The journo, known to us as the left-wing Pablo Gónzalez, but to the Russians as Pavel Alekseyevich Rubtsov, was released last week as part of a major prisoner swap between the USA and Russia.
In all, sixteen prisoners returned to the West, while another eight of them headed East.
That’s right, Pablo was on the list of prisoners claimed by the Kremlin and he’s now in Moscow. We read that ‘Pablo's legal team has issued a statement stressing that the release was made possible thanks to Russia's "genuine interest" and "intense negotiations" between the parties involved. According to his lawyers, while Russia was working to resolve the situation, others were focused on criminalizing the journalist instead of protecting his rights’.
Now, his return to Russia raises new questions about his true identity and the reasons behind his detention and release. Was he one of ours unjustly held by the Poles for thirty months, as the Spanish press has claimed all along… or perhaps one of theirs?
The Americans at least aren’t in any doubt: ‘Foreign affairs journalist Anne Applebaum noted that “a group of brave journalists and democracy activists are being exchanged for a group of brutal spies”.
The exchange included no money or sanctions relief…’
Elsewhere, we read that ‘Poland's former foreign minister during most of Pablo González's imprisonment, Zbigniew Rau, said on Friday that this Spanish citizen is, in fact, a "senior officer of the Russian military intelligence", thereby justifying his confinement…’
In honour of these brave men returned to Mother Russia, Vladimir Putin has promised to dish out medals to all of them, which includes Pablo and also the notorious hit-man Vadim Krasikov, who was being held by the Germans.

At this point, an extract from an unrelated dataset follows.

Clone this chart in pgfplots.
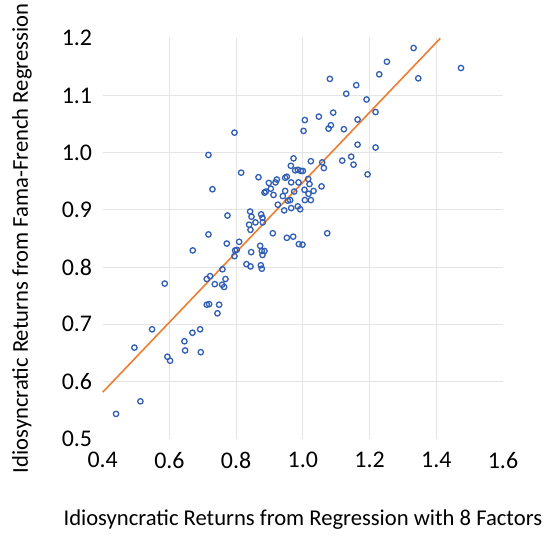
\documentclass[border=0pt]{standalone}
\usepackage{pgfplots}
\pgfplotsset{compat=1.18}
\usepackage{fontspec}
\setmainfont{Carlito}
\definecolor{mblue}{RGB}{50,95,180}
\definecolor{morange}{RGB}{237,125,49}
\definecolor{mgrid}{RGB}{228,228,228}
\begin{document}
\begin{tikzpicture}
\begin{axis}[
  scale only axis,
  width=400.3bp, height=400.2bp,
  xmin=0.4, xmax=1.6, ymin=0.5, ymax=1.2,
  axis line style={draw=none},
  tick style={draw=none},
  xtick={0.4,0.6,0.8,1.0,1.2,1.4,1.6},
  ytick={0.5,0.6,0.7,0.8,0.9,1.0,1.1,1.2},
  extra x ticks={0.6,0.8,1.0,1.2,1.4},
  extra y ticks={0.6,0.7,0.8,0.9,1.0,1.1},
  extra tick style={grid=major, xticklabels={}, yticklabels={}},
  extra x tick labels={}, extra y tick labels={},
  major grid style={mgrid, line width=0.8bp},
  /pgf/number format/assume math mode=true,
  xticklabel={\pgfmathprintnumber[fixed,fixed zerofill,precision=1]{\tick}},
  yticklabel={\pgfmathprintnumber[fixed,fixed zerofill,precision=1]{\tick}},
  ticklabel style={font=\fontsize{24}{28}\selectfont, inner sep=0pt},
  xticklabel style={anchor=north, yshift=-13.2bp},
  yticklabel style={anchor=east, xshift=-10.4bp},
  label style={font=\fontsize{22.7}{27}\selectfont},
  xlabel={Idiosyncratic Returns from Regression with 8 Factors},
  ylabel={Idiosyncratic Returns from Fama-French Regression},
  xlabel style={at={(axis description cs:0.5,0)}, anchor=center, yshift=-81.5bp},
  ylabel style={at={(axis description cs:0,0.5)}, anchor=center, yshift=80.7bp},
  clip=false,
]
\addplot[only marks, mark=o, mark size=2.7bp, mark options={mblue, line width=1.3bp}] table {
x y
1.332 1.183
1.474 1.148
1.252 1.159
1.229 1.137
1.346 1.130
1.081 1.129
1.160 1.118
1.130 1.103
1.191 1.093
1.218 1.071
1.091 1.070
1.048 1.063
1.006 1.057
1.164 1.058
1.002 1.038
1.077 1.042
1.084 1.048
1.123 1.041
1.164 1.014
1.218 1.009
1.024 0.985
1.058 0.983
1.063 0.973
1.118 0.986
1.145 0.993
1.152 0.979
1.194 0.962
1.056 0.941
1.073 0.859
0.999 0.839
0.988 0.840
0.795 1.035
0.717 0.996
0.815 0.965
0.729 0.936
0.867 0.957
0.972 0.990
0.964 0.977
0.977 0.969
0.985 0.970
0.994 0.968
1.000 0.968
0.952 0.958
0.947 0.956
0.922 0.953
0.918 0.948
0.898 0.947
0.965 0.948
0.987 0.948
0.904 0.937
0.889 0.932
0.885 0.930
0.912 0.926
0.947 0.933
0.940 0.924
0.974 0.932
1.005 0.935
0.962 0.917
0.955 0.916
0.925 0.909
0.944 0.899
0.965 0.903
0.985 0.906
0.992 0.901
0.842 0.897
0.846 0.888
0.875 0.892
0.879 0.886
0.774 0.890
1.016 0.954
1.020 0.945
1.017 0.928
1.032 0.933
1.024 0.917
1.006 0.917
0.839 0.874
0.843 0.865
0.858 0.878
0.880 0.878
0.910 0.859
0.952 0.851
0.971 0.853
0.772 0.841
0.809 0.844
0.797 0.829
0.802 0.830
0.795 0.819
0.845 0.826
0.872 0.837
0.877 0.828
0.885 0.828
0.879 0.821
0.831 0.805
0.843 0.801
0.874 0.803
0.877 0.797
0.759 0.796
0.722 0.784
0.712 0.779
0.736 0.770
0.768 0.779
0.758 0.769
0.764 0.765
0.712 0.734
0.719 0.735
0.749 0.734
0.744 0.719
0.670 0.829
0.717 0.857
0.586 0.771
0.548 0.691
0.669 0.685
0.692 0.691
0.645 0.670
0.647 0.654
0.694 0.651
0.495 0.659
0.594 0.643
0.602 0.636
0.513 0.565
0.440 0.543
};
\addplot[morange, line width=1.6bp, no marks] coordinates {(0.4,0.581) (1.412,1.2)};
\end{axis}
\pgfresetboundingbox
\path[use as bounding box] ([shift={(-102.7bp,-98.5bp)}]current axis.south west) rectangle ([shift={(47bp,38.3bp)}]current axis.north east);
\end{tikzpicture}
\end{document}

A comment floating around underlines the Spanish disenchantment: ‘Full marks to Putin for caring about the plight of an innocent Spanish journalist. No doubt but that he will have done it simply to protect press freedom and not because he worked for the Russians’.
Will Pablo (Pavel) return to Spain? His wife certainly hopes so. See, he has double nationality, says the media (come to think of it, it’s odd that we Brits aren’t allowed the same privilege).
Anyway, Joe Biden got the Wall Street Journal journalist Even Gershkovich back (with several others held by the Russians), so everything worked out fine.